Je suis bien conscient des contraintes économiques, des « lois du marché » que nous imposent notre monde de compétition et de productivité qui freine toute volonté de changements. J'ai bien conscience des freins idéologiques, psychologiques et des intérêts personnels qui rendent une démarche de changements systémiques proche de l'impossible, mais nous n'avons plus le choix : c'est cela ou être condamné à court terme (50 ans pour la NASA) à disparaître.

J’exhorte à la révolution pacifique, culturelle et écologique.

J'exhorte donc tous les Hommes de bonnes volontés à déclencher ce travail impérieux autour de l'éducation et de la culture pour toutes et tous (nécessaires et indispensables points de départ de toute révolution), du renoncement accepté et de la sobriété heureuse pour un monde enfin durable et désirable.

J'exhorte donc toutes les forces vives de nos cités à déclencher ce travail impérieux autour des économies d'énergies, de la sortie, à court terme, des énergies fossiles et du développement des énergies renouvelables.

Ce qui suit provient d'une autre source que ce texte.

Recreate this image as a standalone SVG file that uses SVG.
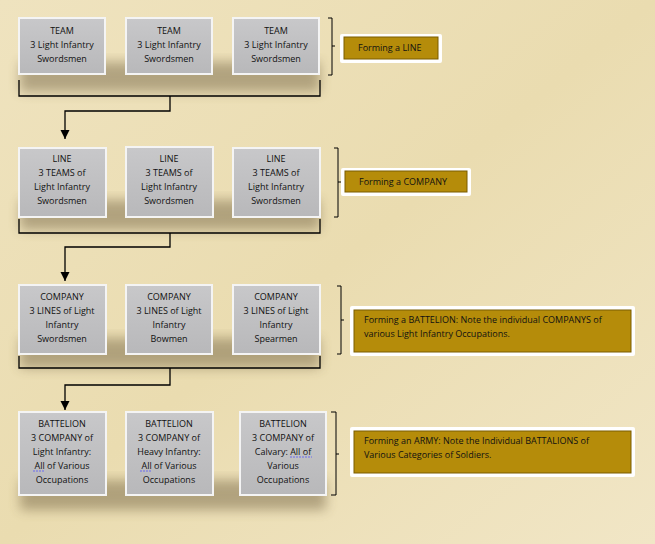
<svg xmlns="http://www.w3.org/2000/svg" width="655" height="544" viewBox="0 0 655 544">
<defs>
<linearGradient id="bg" x1="0" y1="0" x2="1" y2="1"><stop offset="0" stop-color="#efe3bf"/><stop offset="0.5" stop-color="#eadcb0"/><stop offset="1" stop-color="#f1e6c6"/></linearGradient>
<linearGradient id="bx" x1="0" y1="0" x2="0" y2="1"><stop offset="0" stop-color="#c8c8ca"/><stop offset="1" stop-color="#b8b8ba"/></linearGradient>
<filter id="sh" x="-30%" y="-30%" width="160%" height="180%"><feGaussianBlur stdDeviation="6"/></filter>
<marker id="ah" viewBox="0 0 10 10" refX="10" refY="5" markerWidth="7" markerHeight="7" orient="auto"><path d="M0,0 L10,5 L0,10 Z" fill="#000"/></marker>
<style>
.box{fill:url(#bx);stroke:#f4f4f4;stroke-width:2}
.shd{fill:#6b5a3a;opacity:0.45;filter:url(#sh)}
text{font-family:"Open Sans","Liberation Sans",sans-serif;font-size:9px;fill:#111;text-anchor:middle}
.lab{fill:#b58c0a;stroke:#7a5c00;stroke-width:1}
.labo{fill:#fff}
.lt{text-anchor:start;font-size:9px}
.con{fill:none;stroke:#000;stroke-width:1.3}
.br{fill:none;stroke:#000;stroke-width:1}
.ul{stroke:#6a6af0;stroke-width:1;stroke-dasharray:2 1}
</style>
</defs>
<rect width="655" height="544" fill="url(#bg)"/>
<g id="shadows">
<rect class="shd" x="20" y="62" width="300" height="30"/>
<rect class="shd" x="20" y="200" width="300" height="30"/>
<rect class="shd" x="20" y="338" width="300" height="30"/>
<rect class="shd" x="20" y="480" width="306" height="30"/>
</g>
<g id="connectors">
<path class="con" d="M19,80 V96 H320 V80 M170,96 V111 H65 V139" marker-end="url(#ah)"/>
<path class="con" d="M19,219 V233 H320 V219 M170,233 V247 H65 V281" marker-end="url(#ah)"/>
<path class="con" d="M19,356 V368 H320 V356 M170,368 V385 H65 V410" marker-end="url(#ah)"/>
</g>
<g id="r1a"><rect class="box" x="19" y="18" width="86" height="56"/><text x="62" y="34">TEAM</text><text x="62" y="48">3 Light Infantry</text><text x="62" y="62">Swordsmen</text></g>
<g id="r1b"><rect class="box" x="126" y="18" width="86" height="56"/><text x="169" y="34">TEAM</text><text x="169" y="48">3 Light Infantry</text><text x="169" y="62">Swordsmen</text></g>
<g id="r1c"><rect class="box" x="233" y="18" width="86" height="56"/><text x="276" y="34">TEAM</text><text x="276" y="48">3 Light Infantry</text><text x="276" y="62">Swordsmen</text></g>
<g id="r2a"><rect class="box" x="19" y="148" width="87" height="69"/><text x="62" y="162">LINE</text><text x="62" y="176">3 TEAMS of</text><text x="62" y="190">Light Infantry</text><text x="62" y="204">Swordsmen</text></g>
<g id="r2b"><rect class="box" x="126" y="147" width="87" height="70"/><text x="169" y="162">LINE</text><text x="169" y="176">3 TEAMS of</text><text x="169" y="190">Light Infantry</text><text x="169" y="204">Swordsmen</text></g>
<g id="r2c"><rect class="box" x="233" y="148" width="87" height="69"/><text x="276" y="162">LINE</text><text x="276" y="176">3 TEAMS of</text><text x="276" y="190">Light Infantry</text><text x="276" y="204">Swordsmen</text></g>
<g id="r3a"><rect class="box" x="19" y="285" width="87" height="69"/><text x="62" y="300">COMPANY</text><text x="62" y="314">3 LINES of Light</text><text x="62" y="328">Infantry</text><text x="62" y="342">Swordsmen</text></g>
<g id="r3b"><rect class="box" x="126" y="285" width="86" height="69"/><text x="169" y="300">COMPANY</text><text x="169" y="314">3 LINES of Light</text><text x="169" y="328">Infantry</text><text x="169" y="342">Bowmen</text></g>
<g id="r3c"><rect class="box" x="233" y="285" width="87" height="69"/><text x="276" y="300">COMPANY</text><text x="276" y="314">3 LINES of Light</text><text x="276" y="328">Infantry</text><text x="276" y="342">Spearmen</text></g>
<g id="r4a"><rect class="box" x="19" y="412" width="87" height="83"/><text x="62" y="427">BATTELION</text><text x="62" y="441">3 COMPANY of</text><text x="62" y="455">Light Infantry:</text><text x="62" y="469">All of Various</text><text x="62" y="483">Occupations</text><line class="ul" x1="33" y1="471" x2="45" y2="471"/></g>
<g id="r4b"><rect class="box" x="126" y="412" width="87" height="83"/><text x="169" y="427">BATTELION</text><text x="169" y="441">3 COMPANY of</text><text x="169" y="455">Heavy Infantry:</text><text x="169" y="469">All of Various</text><text x="169" y="483">Occupations</text><line class="ul" x1="140" y1="471" x2="152" y2="471"/></g>
<g id="r4c"><rect class="box" x="240" y="412" width="86" height="83"/><text x="283" y="427">BATTELION</text><text x="283" y="441">3 COMPANY of</text><text x="283" y="455">Calvary: All of</text><text x="283" y="469">Various</text><text x="283" y="483">Occupations</text><line class="ul" x1="290" y1="457" x2="312" y2="457"/></g>
<g id="braces">
<path class="br" d="M328,18 H332 V75 H328 M332,46 H335"/>
<path class="br" d="M334,148 H338 V217 H334 M338,182 H341"/>
<path class="br" d="M337,286 H341 V354 H337 M341,320 H344"/>
<path class="br" d="M331,412 H336 V495 H331 M336,454 H339"/>
</g>
<g id="l1"><rect class="labo" x="340" y="34" width="102" height="29" rx="2"/><rect class="lab" x="344" y="37" width="94" height="22"/><text class="lt" x="358" y="51">Forming a LINE</text></g>
<g id="l2"><rect class="labo" x="341" y="168" width="130" height="28" rx="2"/><rect class="lab" x="345" y="171" width="122" height="21"/><text class="lt" x="359" y="185">Forming a COMPANY</text></g>
<g id="l3"><rect class="labo" x="350" y="306" width="285" height="50" rx="2"/><rect class="lab" x="354" y="310" width="277" height="42"/><text class="lt" x="364" y="323">Forming a BATTELION: Note the individual COMPANYS of</text><text class="lt" x="364" y="337">various Light Infantry Occupations.</text></g>
<g id="l4"><rect class="labo" x="350" y="427" width="285" height="50" rx="2"/><rect class="lab" x="354" y="431" width="277" height="42"/><text class="lt" x="364" y="444">Forming an ARMY: Note the Individual BATTALIONS of</text><text class="lt" x="364" y="458">Various Categories of Soldiers.</text></g>
</svg>
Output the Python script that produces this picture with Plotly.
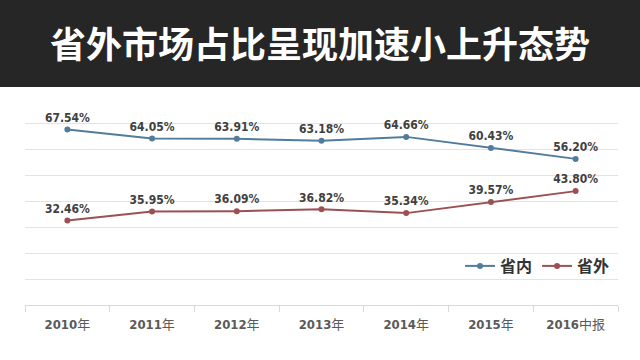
import plotly.graph_objects as go

categories = ["2010年", "2011年", "2012年", "2013年", "2014年", "2015年", "2016中报"]
tick_labels = ["<b>2010</b>年", "<b>2011</b>年", "<b>2012</b>年", "<b>2013</b>年",
               "<b>2014</b>年", "<b>2015</b>年", "<b>2016</b>中报"]
inside_vals = [67.54, 64.05, 63.91, 63.18, 64.66, 60.43, 56.20]
outside_vals = [32.46, 35.95, 36.09, 36.82, 35.34, 39.57, 43.80]
series_names = ["省内", "省外"]
title_text = "省外市场占比呈现加速小上升态势"

blue = "#527c9c"
red = "#9c5054"
narrow = "DejaVu Sans Condensed, Liberation Sans Narrow, sans-serif"
label_font = dict(family=narrow, size=12, color="#404040")

fig = go.Figure()
for name, vals, col in [(series_names[0], inside_vals, blue), (series_names[1], outside_vals, red)]:
    fig.add_trace(go.Scatter(
        x=categories, y=vals, name=f"<b>{name}</b>", mode="lines+markers+text",
        line=dict(color=col, width=2), marker=dict(color=col, size=6),
        text=[f"<b>{v:.2f}%</b>" for v in vals], textposition="top center",
        textfont=label_font, cliponaxis=False,
    ))

fig.add_shape(type="rect", xref="paper", yref="paper",
              x0=-0.1, x1=1.1, y0=(305 - 87) / 208, y1=1.6,
              fillcolor="#262626", line=dict(width=0), layer="above")

fig.update_layout(
    width=640, height=360,
    margin=dict(l=25, r=22, t=97, b=55),
    paper_bgcolor="white", plot_bgcolor="white",
    title=dict(text=f"<b>{title_text}</b>", x=0.5, xanchor="center",
               y=1 - 45 / 360, yanchor="middle",
               font=dict(family="Noto Sans CJK SC", size=36, color="white")),
    legend=dict(orientation="h", x=0.995, xanchor="right", y=(305 - 266) / 208,
                yanchor="middle", itemwidth=30, bgcolor="rgba(0,0,0,0)",
                font=dict(family="Noto Sans CJK SC", size=16, color="#333333"),
                traceorder="normal", tracegroupgap=0),
    showlegend=True,
    xaxis=dict(type="category", tickvals=categories, ticktext=tick_labels,
               range=[-0.5, len(categories) - 0.5],
               showgrid=False, showline=True, linecolor="#d9d9d9", linewidth=1,
               ticks="outside", tickson="boundaries", ticklen=6, tickcolor="#d9d9d9",
               ticklabelstandoff=7,
               tickfont=dict(family="DejaVu Sans Condensed, Noto Sans CJK SC, sans-serif",
                             size=13, color="#5a5a5a"),
               fixedrange=True),
    yaxis=dict(range=[0, 80], dtick=10, showgrid=True, gridcolor="#e3e3e3",
               gridwidth=1, showticklabels=False, zeroline=False, showline=False,
               fixedrange=True),
)

fig.write_html("out.html", config={"displayModeBar": False},
               post_script="document.body.style.margin='0';document.body.style.padding='0';")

J'exhorte toutes les forces vives de nos cités à déclencher ce travail autour du développement de nouvelles formes de mobilités plus sobres en émissions de Gaz à Effet de Serre ... à réduire la place de la voiture. A questionner tout projet urbain (infrastructures routières, habitats, commerces …) aux regards des impératifs climatiques, sociaux et environnementaux, à avoir une vision innovante et audacieuse, dans tous nouveaux projets de constructions neuves, afin de limiter l'usage du béton, fort émetteur de Gaz à Effet de Serre, et a les réaliser suivant tous les principes du développement durable.

J'exhorte toutes les forces vives à protéger les terres agricoles, à soutenir et promouvoir l'agriculture urbaine (permaculture, agroforesterie, biologique ...) et de proximité, de saison et sources d'emplois durables, vivrière, saine et aux circuits court, sur tout les territoires des agglomérations et métropoles. A promouvoir auprès des populations, de manière constante, adaptée et volontariste les principes du développement durable, de la sobriété heureuse, de la solidarité et à soutenir les initiatives citoyennes pour le climat, la transition énergétique et l'économie décarbonée.

J'exhorte tous nos décideurs à réinventer l'économie pour la remettre à sa juste place, c'est à dire au service de l'humanité. A promouvoir l'économie circulaire et à condamner l'obsolescence programmée qui est un crime contre l'humanité. A orienter les investissements et les marchés publics vers des choix et des filières sobres en carbone, à entamer des dialogues constants avec leurs partenaires financiers sur leurs investissements et leur émissions de gaz à effet de serre, sur les moyens mis en œuvre pour contribuer à la transition énergétique et écologique de l'économie et de la société, à l'équité sociale et à ne plus soutenir les multinationales pour préférer, autant que possible, l'économie sociale et solidaire, alternative, biologique, de proximité et écologique.

Ce travail est immense, presque impossible, je sais, mais avons nous une autre alternative si nous ne voulons pas l'effondrement mondial de l'humanité ? J'exhorte donc notre monde à amplifier et accélérer les politiques actuelles en faveur du climat, de la préservation de l'environnement naturel et agricole, de la sobriété énergétique et de l'égalité sociale et culturelle afin de relever le défit de la durabilité. Je nous exhorte tous à cesser cette guerre contre la nature qui, si nous la gagnons, signera notre fin comme nous le dit, si bien, Hubert Reeves. Cette humble prière sera mon vœux pour la nouvelle année qui s'annonce et que je vous souhaite belle, pacifique, écologique, pleine de conscience des urgences, de dépassements de soi et de renoncements acceptés, de volontés d'agir et de rêver, d'amour et d'amitiés.